- [EXCERPTED RECORDS]
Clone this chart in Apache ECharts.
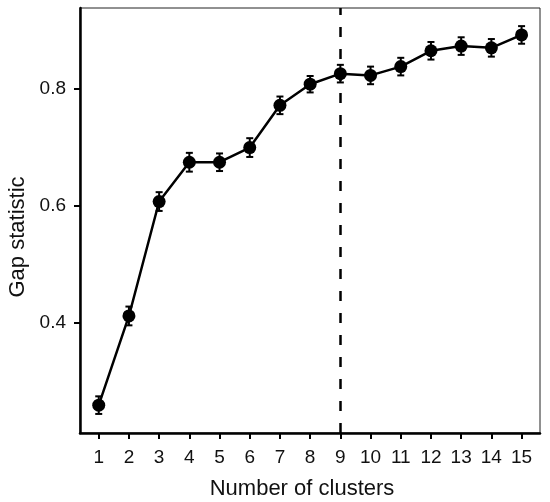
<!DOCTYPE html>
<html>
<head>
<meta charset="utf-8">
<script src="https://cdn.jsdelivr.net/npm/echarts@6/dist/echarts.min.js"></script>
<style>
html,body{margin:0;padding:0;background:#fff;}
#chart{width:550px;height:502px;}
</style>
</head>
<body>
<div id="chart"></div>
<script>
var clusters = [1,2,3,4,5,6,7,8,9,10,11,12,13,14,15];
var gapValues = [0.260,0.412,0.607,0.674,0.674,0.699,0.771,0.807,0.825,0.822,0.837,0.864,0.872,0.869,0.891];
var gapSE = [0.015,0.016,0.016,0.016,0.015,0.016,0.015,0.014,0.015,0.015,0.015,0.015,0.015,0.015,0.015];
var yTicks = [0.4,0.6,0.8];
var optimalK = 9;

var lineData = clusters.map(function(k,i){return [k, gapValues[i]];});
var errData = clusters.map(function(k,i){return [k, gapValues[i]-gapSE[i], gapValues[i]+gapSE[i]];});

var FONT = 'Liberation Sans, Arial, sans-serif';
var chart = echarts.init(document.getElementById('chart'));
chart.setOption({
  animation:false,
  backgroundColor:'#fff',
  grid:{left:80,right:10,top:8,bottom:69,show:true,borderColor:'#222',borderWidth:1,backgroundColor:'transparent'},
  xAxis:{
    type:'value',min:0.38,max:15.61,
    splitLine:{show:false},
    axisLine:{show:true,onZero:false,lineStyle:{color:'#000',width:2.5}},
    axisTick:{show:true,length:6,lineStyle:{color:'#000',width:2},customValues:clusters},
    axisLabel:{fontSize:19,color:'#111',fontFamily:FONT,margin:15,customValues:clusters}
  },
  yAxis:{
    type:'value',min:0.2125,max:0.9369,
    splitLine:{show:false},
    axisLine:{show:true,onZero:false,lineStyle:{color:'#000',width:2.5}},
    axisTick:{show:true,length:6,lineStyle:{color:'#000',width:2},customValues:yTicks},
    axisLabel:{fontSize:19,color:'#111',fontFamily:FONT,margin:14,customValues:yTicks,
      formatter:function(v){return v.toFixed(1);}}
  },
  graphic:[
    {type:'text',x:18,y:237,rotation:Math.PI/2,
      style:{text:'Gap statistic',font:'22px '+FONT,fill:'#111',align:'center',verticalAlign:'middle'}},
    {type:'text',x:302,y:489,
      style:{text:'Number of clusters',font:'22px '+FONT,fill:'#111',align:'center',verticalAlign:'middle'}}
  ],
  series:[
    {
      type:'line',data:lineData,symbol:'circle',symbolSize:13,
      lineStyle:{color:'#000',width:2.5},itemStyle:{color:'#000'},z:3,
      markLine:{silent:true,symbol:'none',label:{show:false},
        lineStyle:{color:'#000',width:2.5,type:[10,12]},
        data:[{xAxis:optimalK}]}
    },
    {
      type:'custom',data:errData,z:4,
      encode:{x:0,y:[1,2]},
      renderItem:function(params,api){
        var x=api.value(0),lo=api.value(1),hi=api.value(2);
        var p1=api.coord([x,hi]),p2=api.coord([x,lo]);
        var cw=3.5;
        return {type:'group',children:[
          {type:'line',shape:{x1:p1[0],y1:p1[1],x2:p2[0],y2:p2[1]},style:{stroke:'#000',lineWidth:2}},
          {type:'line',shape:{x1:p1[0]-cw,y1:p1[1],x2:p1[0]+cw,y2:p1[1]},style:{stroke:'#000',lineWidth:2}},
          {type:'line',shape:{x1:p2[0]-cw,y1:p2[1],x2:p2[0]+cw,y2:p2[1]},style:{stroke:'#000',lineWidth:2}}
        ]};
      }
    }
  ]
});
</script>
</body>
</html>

* * *

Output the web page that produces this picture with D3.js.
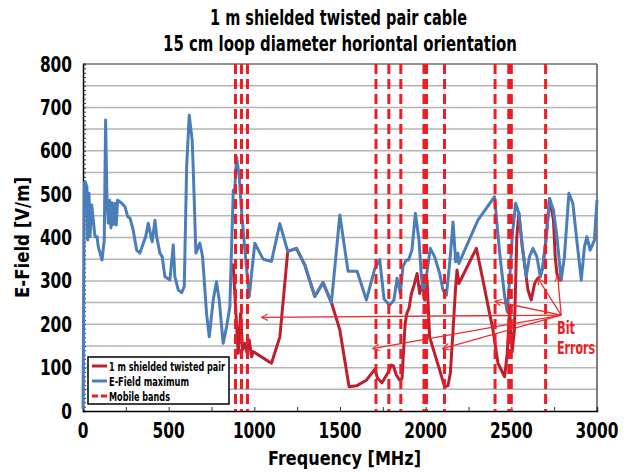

* * *

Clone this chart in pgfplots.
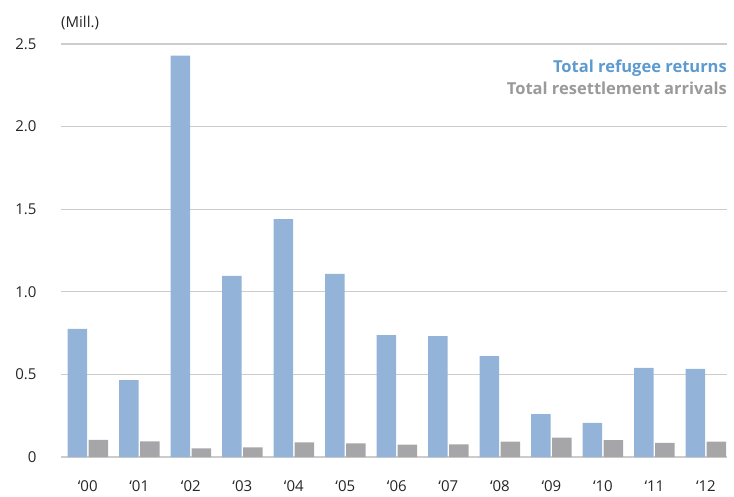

- [WORK TO COMPLETE] Word for word, retype the lines in the entries above that run from the one with "Clone this chart in Apache ECharts." through the one with "var optimalK = 9;". Both ends count; pictures do not.

- [CORRECT RESULT]
Clone this chart in Apache ECharts.
<!DOCTYPE html>
<html>
<head>
<meta charset="utf-8">
<script src="https://cdn.jsdelivr.net/npm/echarts@6/dist/echarts.min.js"></script>
<style>
html,body{margin:0;padding:0;background:#fff;}
#chart{width:550px;height:502px;}
</style>
</head>
<body>
<div id="chart"></div>
<script>
var clusters = [1,2,3,4,5,6,7,8,9,10,11,12,13,14,15];
var gapValues = [0.260,0.412,0.607,0.674,0.674,0.699,0.771,0.807,0.825,0.822,0.837,0.864,0.872,0.869,0.891];
var gapSE = [0.015,0.016,0.016,0.016,0.015,0.016,0.015,0.014,0.015,0.015,0.015,0.015,0.015,0.015,0.015];
var yTicks = [0.4,0.6,0.8];
var optimalK = 9;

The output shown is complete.